**RECORD EXTRACTS**:
====================
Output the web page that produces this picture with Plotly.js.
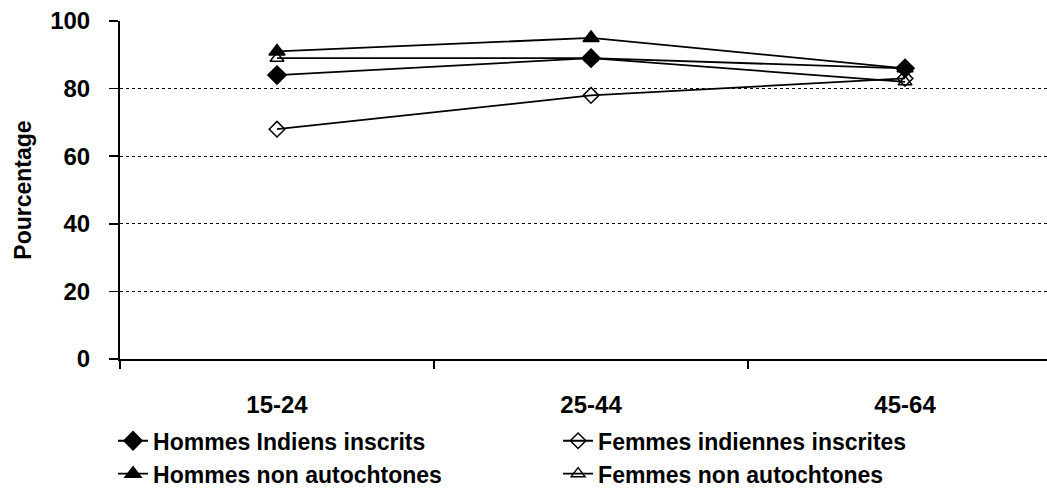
<!DOCTYPE html>
<html>
<head>
<meta charset="utf-8">
<script src="https://cdn.plot.ly/plotly-3.0.1.min.js"></script>
<style>
html,body{margin:0;padding:0;background:#fff;}
#chart{width:1047px;height:491px;}
</style>
</head>
<body>
<div id="chart"></div>
<script>
var categories = ["15-24", "25-44", "45-64"];
var hommesIndiens = [84, 89, 86];
var femmesIndiennes = [68, 78, 83];
var hommesNonAuto = [91, 95, 86];
var femmesNonAuto = [89, 89, 82];
var seriesNames = ["Hommes Indiens inscrits", "Femmes indiennes inscrites", "Hommes non autochtones", "Femmes non autochtones"];

var FONT = "Liberation Sans, Arial, sans-serif";
function tr(y, name, symbol, size) {
  return {
    x: categories, y: y, name: name, type: "scatter", mode: "lines+markers",
    line: {color: "#000", width: 1.8},
    marker: {symbol: symbol, size: size, color: "#000", line: {color: "#000", width: 1.5}}
  };
}
var data = [
  tr(hommesIndiens, seriesNames[0], "diamond", 14),
  tr(femmesIndiennes, seriesNames[1], "diamond-open", 12),
  tr(hommesNonAuto, seriesNames[2], "triangle-up", 14),
  tr(femmesNonAuto, seriesNames[3], "triangle-up-open", 12)
];
var layout = {
  width: 1047, height: 491,
  margin: {l: 120, r: 0, t: 21, b: 132, autoexpand: false},
  paper_bgcolor: "#fff", plot_bgcolor: "#fff",
  font: {family: FONT, color: "#000"},
  showlegend: true,
  xaxis: {
    type: "category", range: [-0.5, 2.452], tickson: "boundaries",
    ticks: "outside", ticklen: 8, tickwidth: 1.5, tickcolor: "#000",
    showline: true, linecolor: "#000", linewidth: 2,
    showgrid: false, zeroline: false, ticklabelstandoff: 23,
    tickfont: {family: FONT, size: 24, color: "#000", weight: "bold"}
  },
  yaxis: {
    range: [0, 100], dtick: 20, ticks: "outside", ticklen: 9, tickwidth: 1.5, tickcolor: "#000",
    showline: true, linecolor: "#000", linewidth: 2, ticklabelstandoff: 14,
    showgrid: true, gridcolor: "#000", gridwidth: 1, griddash: "dot", zeroline: false,
    tickfont: {family: FONT, size: 24, color: "#000", weight: "bold"},
    title: {text: "Pourcentage", standoff: 12, font: {family: FONT, size: 23, color: "#000", weight: "bold"}}
  },
  legend: {
    orientation: "h", xref: "container", x: 0.108, xanchor: "left",
    yref: "container", y: 0.146, yanchor: "top",
    entrywidth: 400, entrywidthmode: "pixels", tracegroupgap: 0,
    font: {family: FONT, size: 23, color: "#000", weight: "bold"},
    itemwidth: 30
  }
};
Plotly.newPlot("chart", data, layout, {displayModeBar: false, staticPlot: true});
</script>
</body>
</html>
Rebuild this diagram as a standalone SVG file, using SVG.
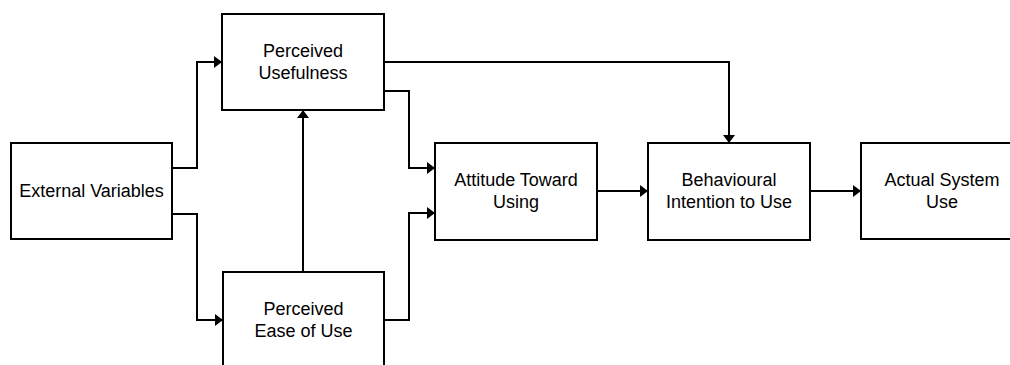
<svg xmlns="http://www.w3.org/2000/svg" width="1010" height="365" viewBox="0 0 1010 365">
<style>
.box{fill:#fff;stroke:#000;stroke-width:2}
.lbl{font-family:"Liberation Sans",Arial,sans-serif;font-size:18px;fill:#000;text-anchor:middle}
.c{fill:none;stroke:#000;stroke-width:2;marker-end:url(#ah)}
</style>
<defs>
<marker id="ah" viewBox="0 0 8 12" refX="8" refY="6" markerWidth="4" markerHeight="6" markerUnits="strokeWidth" orient="auto">
<path d="M0,0 L8,6 L0,12 Z" fill="#000"/>
</marker>
</defs>
<rect width="1010" height="365" fill="#fff"/>
<g id="connectors">
<path class="c" d="M172,168 H197 V62 H222"/>
<path class="c" d="M172,214 H197 V320 H223"/>
<path class="c" d="M303,272 V110"/>
<path class="c" d="M384,91 H409 V168 H435"/>
<path class="c" d="M384,320 H409 V213 H435"/>
<path class="c" d="M384,62 H729 V143"/>
<path class="c" d="M597,191 H648"/>
<path class="c" d="M810,191 H861"/>
</g>
<g id="external">
<rect class="box" x="11" y="143" width="161" height="96"/>
<text class="lbl" x="91.5" y="197">External Variables</text>
</g>
<g id="pu">
<rect class="box" x="222" y="14" width="162" height="96"/>
<text class="lbl" x="303" y="57">Perceived</text>
<text class="lbl" x="303" y="79">Usefulness</text>
</g>
<g id="peou">
<rect class="box" x="223" y="272" width="161" height="100"/>
<text class="lbl" x="303.5" y="315">Perceived</text>
<text class="lbl" x="303.5" y="337">Ease of Use</text>
</g>
<g id="attitude">
<rect class="box" x="435" y="143" width="162" height="97"/>
<text class="lbl" x="516" y="186">Attitude Toward</text>
<text class="lbl" x="516" y="208">Using</text>
</g>
<g id="bi">
<rect class="box" x="648" y="143" width="162" height="97"/>
<text class="lbl" x="729" y="186">Behavioural</text>
<text class="lbl" x="729" y="208">Intention to Use</text>
</g>
<g id="actual">
<rect class="box" x="861" y="143" width="162" height="96"/>
<text class="lbl" x="942" y="186">Actual System</text>
<text class="lbl" x="942" y="208">Use</text>
</g>
</svg>
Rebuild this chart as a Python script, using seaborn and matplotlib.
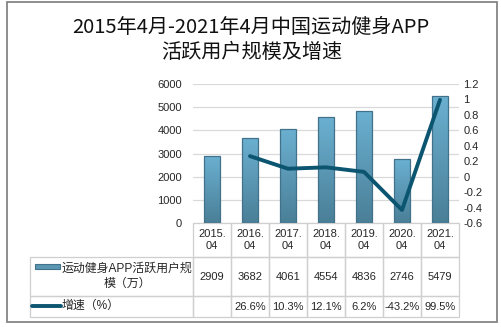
import numpy as np
import pandas as pd
import matplotlib
matplotlib.use('Agg')
import matplotlib.pyplot as plt
import seaborn as sns
from matplotlib.patches import Rectangle
from matplotlib.lines import Line2D
from matplotlib.colors import LinearSegmentedColormap

# ---------------- data ----------------
categories = ['2015.\n04', '2016.\n04', '2017.\n04', '2018.\n04', '2019.\n04', '2020.\n04', '2021.\n04']
users = [2909, 3682, 4061, 4554, 4836, 2746, 5479]
growth = [np.nan, 0.266, 0.103, 0.121, 0.062, -0.432, 0.995]
growth_labels = ['', '26.6%', '10.3%', '12.1%', '6.2%', '-43.2%', '99.5%']
left_ticks = [0, 1000, 2000, 3000, 4000, 5000, 6000]
right_ticks = [-0.6, -0.4, -0.2, 0, 0.2, 0.4, 0.6, 0.8, 1, 1.2]
series_names = ['运动健身APP活跃用户规\n模（万）', '增速（%）']
title_lines = ['2015年4月-2021年4月中国运动健身APP', '活跃用户规模及增速']

sns.set_theme(style='white')
plt.rcParams['font.family'] = ['Liberation Sans', 'Noto Sans CJK SC']

W, H = 501, 327
fig = plt.figure(figsize=(W / 100, H / 100), dpi=100)


def fx(px):
    return px / W


def fy(py):
    return 1 - py / H


AX_L, AX_R, AX_T, AX_B = 193, 459, 84, 223
ax = fig.add_axes([fx(AX_L), fy(AX_B), fx(AX_R) - fx(AX_L), fy(AX_T) - fy(AX_B)])

df = pd.DataFrame({'cat': categories, 'users': users, 'growth': growth,
                   'idx': np.arange(len(categories))})

BAR_TOP = '#6BB0D1'
BAR_BOT = '#4A7F97'
BAR_EDGE = '#41728A'
LINE_C = '#0C5570'
TXT_C = '#262626'

sns.barplot(data=df, x='cat', y='users', ax=ax, width=0.42, color=BAR_TOP, saturation=1)

cmap = LinearSegmentedColormap.from_list('bar', [BAR_BOT, BAR_TOP])
grad = np.linspace(0, 1, 100).reshape(-1, 1)
for p in list(ax.patches):
    x0, w, h = p.get_x(), p.get_width(), p.get_height()
    im = ax.imshow(grad, extent=[x0, x0 + w, 0, h], origin='lower', cmap=cmap,
                   aspect='auto', zorder=1.5)
    im.set_clip_path(p)
    p.set_facecolor('none')
    p.set_edgecolor(BAR_EDGE)
    p.set_linewidth(0.9)
    p.set_zorder(1.6)

ax.set_xlim(-0.5, len(categories) - 0.5)
ax.set_ylim(0, 6000)
ax.set_yticks(left_ticks)
ax.set_axisbelow(True)
ax.yaxis.grid(True, color='#D9D9D9', linewidth=0.9)
ax.xaxis.grid(False)
ax.set_xticklabels([])
ax.tick_params(axis='x', length=0)
ax.tick_params(axis='y', length=0, pad=8, labelsize=8, labelcolor=TXT_C)
ax.set_xlabel('')
ax.set_ylabel('')
for s in ax.spines.values():
    s.set_visible(False)

ax2 = ax.twinx()
sns.lineplot(data=df, x='idx', y='growth', ax=ax2, color=LINE_C, linewidth=2.8,
             legend=False, solid_capstyle='round')
ax2.set_xlim(-0.5, len(categories) - 0.5)
ax2.set_ylim(-0.6, 1.2)
ax2.set_yticks(right_ticks)
ax2.set_yticklabels(['{:g}'.format(t) for t in right_ticks])
ax2.tick_params(axis='y', length=0, pad=3, labelsize=8, labelcolor=TXT_C)
ax2.set_xlabel('')
ax2.set_ylabel('')
ax2.grid(False)
for s in ax2.spines.values():
    s.set_visible(False)

# ---------------- data table ----------------
ax_w = AX_R - AX_L
ax_h = AX_B - AX_T
TBL_L, TBL_B = 30, 317
row_h = {0: 34, 1: 39, 2: 21}
label_w = (AX_L - TBL_L) / ax_w
col_w = 1 / len(categories)
cell_text = [[''] + [str(v) for v in users], [''] + growth_labels]
tbl = ax.table(cellText=cell_text, colLabels=[''] + categories,
               cellLoc='center', colLoc='center',
               colWidths=[label_w] + [col_w] * len(categories),
               bbox=[-label_w, -(TBL_B - AX_B) / ax_h,
                     1 + label_w, (TBL_B - AX_B) / ax_h])
tbl.auto_set_font_size(False)
tbl.set_fontsize(8)
for (r, c), cell in tbl.get_celld().items():
    cell.set_height(row_h[r] / 100)
    cell.set_edgecolor('#CFCFCF')
    cell.set_linewidth(0.9)
    cell.set_facecolor('none')
    cell.get_text().set_color(TXT_C)
    cell.get_text().set_linespacing(1.35)
    if r == 0 and c == 0:
        cell.visible_edges = ''

# row labels with legend swatches
fig.text(fx(127), fy(276.5), series_names[0], ha='center', va='center', fontsize=8.6,
         color=TXT_C, multialignment='center', linespacing=1.35)
fig.text(fx(62), fy(306), series_names[1], ha='left', va='center', fontsize=8.6, color=TXT_C)
fig.patches.append(Rectangle((fx(35), fy(269)), fx(60) - fx(35), fy(264) - fy(269),
                             transform=fig.transFigure, facecolor='#5B97B3',
                             edgecolor=BAR_EDGE, linewidth=0.8))
fig.lines.append(Line2D([fx(32), fx(61)], [fy(306), fy(306)], transform=fig.transFigure,
                        color=LINE_C, linewidth=2.8))

# title
fig.text(0.5, fy(27), title_lines[0], ha='center', va='center', fontsize=14.5,
         family=['Noto Sans CJK SC'], color='#111111')
fig.text(0.503, fy(52), title_lines[1], ha='center', va='center', fontsize=14.5,
         family=['Noto Sans CJK SC'], color='#111111')

# outer border
fig.patches.append(Rectangle((fx(7), fy(322)), fx(497) - fx(7), fy(2) - fy(322),
                             transform=fig.transFigure, fill=False,
                             edgecolor='#858585', linewidth=1.3))

fig.savefig('out.png', dpi=100)
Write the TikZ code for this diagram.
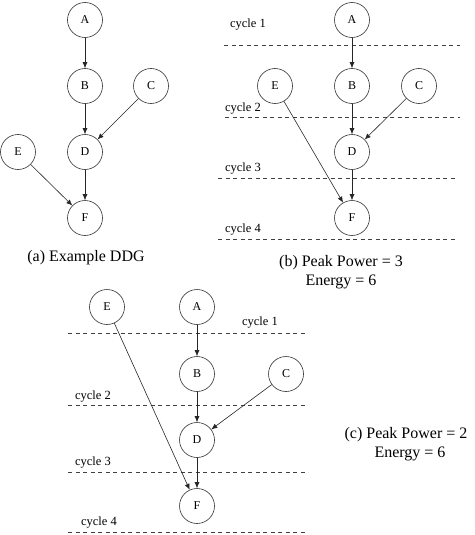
\documentclass[tikz,border=0pt]{standalone}
\usepackage{fontspec}
\setmainfont{Liberation Serif}
\usetikzlibrary{arrows.meta}
\tikzset{
  opnode/.style={circle,draw=black!80,line width=0.6pt,minimum size=35pt,inner sep=0pt,font=\fontsize{12}{14}\selectfont},
  dep/.style={draw=black!85,line width=0.6pt,-{Latex[length=6pt,width=5pt]}},
  cyc/.style={draw=black!75,line width=0.6pt,dash pattern=on 4pt off 3.5pt},
  cyclbl/.style={font=\fontsize{12.5}{14}\selectfont,inner sep=0pt},
  capt/.style={font=\fontsize{16}{19}\selectfont,inner sep=0pt,align=center}
}
\begin{document}
\begin{tikzpicture}[x=1pt,y=-1pt]
\useasboundingbox (0,0) rectangle (474,535);
% panel (a)
\node[opnode] (aA) at (85,20) {A};
\node[opnode] (aB) at (85,86) {B};
\node[opnode] (aC) at (151,86) {C};
\node[opnode] (aD) at (85,152) {D};
\node[opnode] (aE) at (18,152) {E};
\node[opnode] (aF) at (85,218) {F};
\draw[dep] (aA) -- (aB);
\draw[dep] (aB) -- (aD);
\draw[dep] (aC) -- (aD);
\draw[dep] (aD) -- (aF);
\draw[dep] (aE) -- (aF);
\node[capt] (capa) at (86,258) {(a) Example DDG};
% panel (b)
\coordinate (b1l) at (224,45); \coordinate (b1r) at (460,45);
\coordinate (b2l) at (225,117); \coordinate (b2r) at (460,117);
\coordinate (b3l) at (218,178); \coordinate (b3r) at (455,178);
\coordinate (b4l) at (218,239); \coordinate (b4r) at (455,239);
\draw[cyc] (b1l) -- (b1r);
\draw[cyc] (b2l) -- (b2r);
\draw[cyc] (b3l) -- (b3r);
\draw[cyc] (b4l) -- (b4r);
\node[cyclbl] (bc1) at (248,25) {cycle 1};
\node[cyclbl] (bc2) at (243,109) {cycle 2};
\node[cyclbl] (bc3) at (243,169) {cycle 3};
\node[cyclbl] (bc4) at (243,230) {cycle 4};
\node[opnode,fill=white] (bA) at (352,20) {A};
\node[opnode,fill=white] (bB) at (352,86) {B};
\node[opnode,fill=white] (bC) at (419,86) {C};
\node[opnode,fill=white] (bE) at (275,86) {E};
\node[opnode,fill=white] (bD) at (352,152) {D};
\node[opnode,fill=white] (bF) at (352,218) {F};
\draw[dep] (bA) -- (bB);
\draw[dep] (bB) -- (bD);
\draw[dep] (bC) -- (bD);
\draw[dep] (bD) -- (bF);
\draw[dep] (bE) -- (bF);
\node[capt] (capb) at (341,272) {(b) Peak Power = 3\\Energy = 6};
% panel (c)
\coordinate (c1l) at (68,333); \coordinate (c1r) at (305,333);
\coordinate (c2l) at (68,405); \coordinate (c2r) at (305,405);
\coordinate (c3l) at (68,472); \coordinate (c3r) at (308,472);
\coordinate (c4l) at (68,532); \coordinate (c4r) at (305,532);
\draw[cyc] (c1l) -- (c1r);
\draw[cyc] (c2l) -- (c2r);
\draw[cyc] (c3l) -- (c3r);
\draw[cyc] (c4l) -- (c4r);
\node[cyclbl] (cc1) at (260,323) {cycle 1};
\node[cyclbl] (cc2) at (93,397) {cycle 2};
\node[cyclbl] (cc3) at (93,463) {cycle 3};
\node[cyclbl] (cc4) at (99,523) {cycle 4};
\node[opnode,fill=white] (cE) at (107,307) {E};
\node[opnode,fill=white] (cA) at (197,307) {A};
\node[opnode,fill=white] (cB) at (197,374) {B};
\node[opnode,fill=white] (cC) at (286,374) {C};
\node[opnode,fill=white] (cD) at (197,440) {D};
\node[opnode,fill=white] (cF) at (197,506) {F};
\draw[dep] (cA) -- (cB);
\draw[dep] (cB) -- (cD);
\draw[dep] (cC) -- (cD);
\draw[dep] (cD) -- (cF);
\draw[dep] (cE) -- (cF);
\node[capt] (capc) at (406,444) {(c) Peak Power = 2\\\hspace*{8pt}Energy = 6};
\end{tikzpicture}
\end{document}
====================
Pictures should be left out. Retype only the run of lines from the line containing "Rebuild this chart" to the line containing "width=0.42, color=BAR_TOP, saturation=1)", inclusive.

Rebuild this chart as a Python script, using seaborn and matplotlib.
import numpy as np
import pandas as pd
import matplotlib
matplotlib.use('Agg')
import matplotlib.pyplot as plt
import seaborn as sns
from matplotlib.patches import Rectangle
from matplotlib.lines import Line2D
from matplotlib.colors import LinearSegmentedColormap

# ---------------- data ----------------
categories = ['2015.\n04', '2016.\n04', '2017.\n04', '2018.\n04', '2019.\n04', '2020.\n04', '2021.\n04']
users = [2909, 3682, 4061, 4554, 4836, 2746, 5479]
growth = [np.nan, 0.266, 0.103, 0.121, 0.062, -0.432, 0.995]
growth_labels = ['', '26.6%', '10.3%', '12.1%', '6.2%', '-43.2%', '99.5%']
left_ticks = [0, 1000, 2000, 3000, 4000, 5000, 6000]
right_ticks = [-0.6, -0.4, -0.2, 0, 0.2, 0.4, 0.6, 0.8, 1, 1.2]
series_names = ['运动健身APP活跃用户规\n模（万）', '增速（%）']
title_lines = ['2015年4月-2021年4月中国运动健身APP', '活跃用户规模及增速']

sns.set_theme(style='white')
plt.rcParams['font.family'] = ['Liberation Sans', 'Noto Sans CJK SC']

W, H = 501, 327
fig = plt.figure(figsize=(W / 100, H / 100), dpi=100)


def fx(px):
    return px / W


def fy(py):
    return 1 - py / H


AX_L, AX_R, AX_T, AX_B = 193, 459, 84, 223
ax = fig.add_axes([fx(AX_L), fy(AX_B), fx(AX_R) - fx(AX_L), fy(AX_T) - fy(AX_B)])

df = pd.DataFrame({'cat': categories, 'users': users, 'growth': growth,
                   'idx': np.arange(len(categories))})

BAR_TOP = '#6BB0D1'
BAR_BOT = '#4A7F97'
BAR_EDGE = '#41728A'
LINE_C = '#0C5570'
TXT_C = '#262626'

sns.barplot(data=df, x='cat', y='users', ax=ax, width=0.42, color=BAR_TOP, saturation=1)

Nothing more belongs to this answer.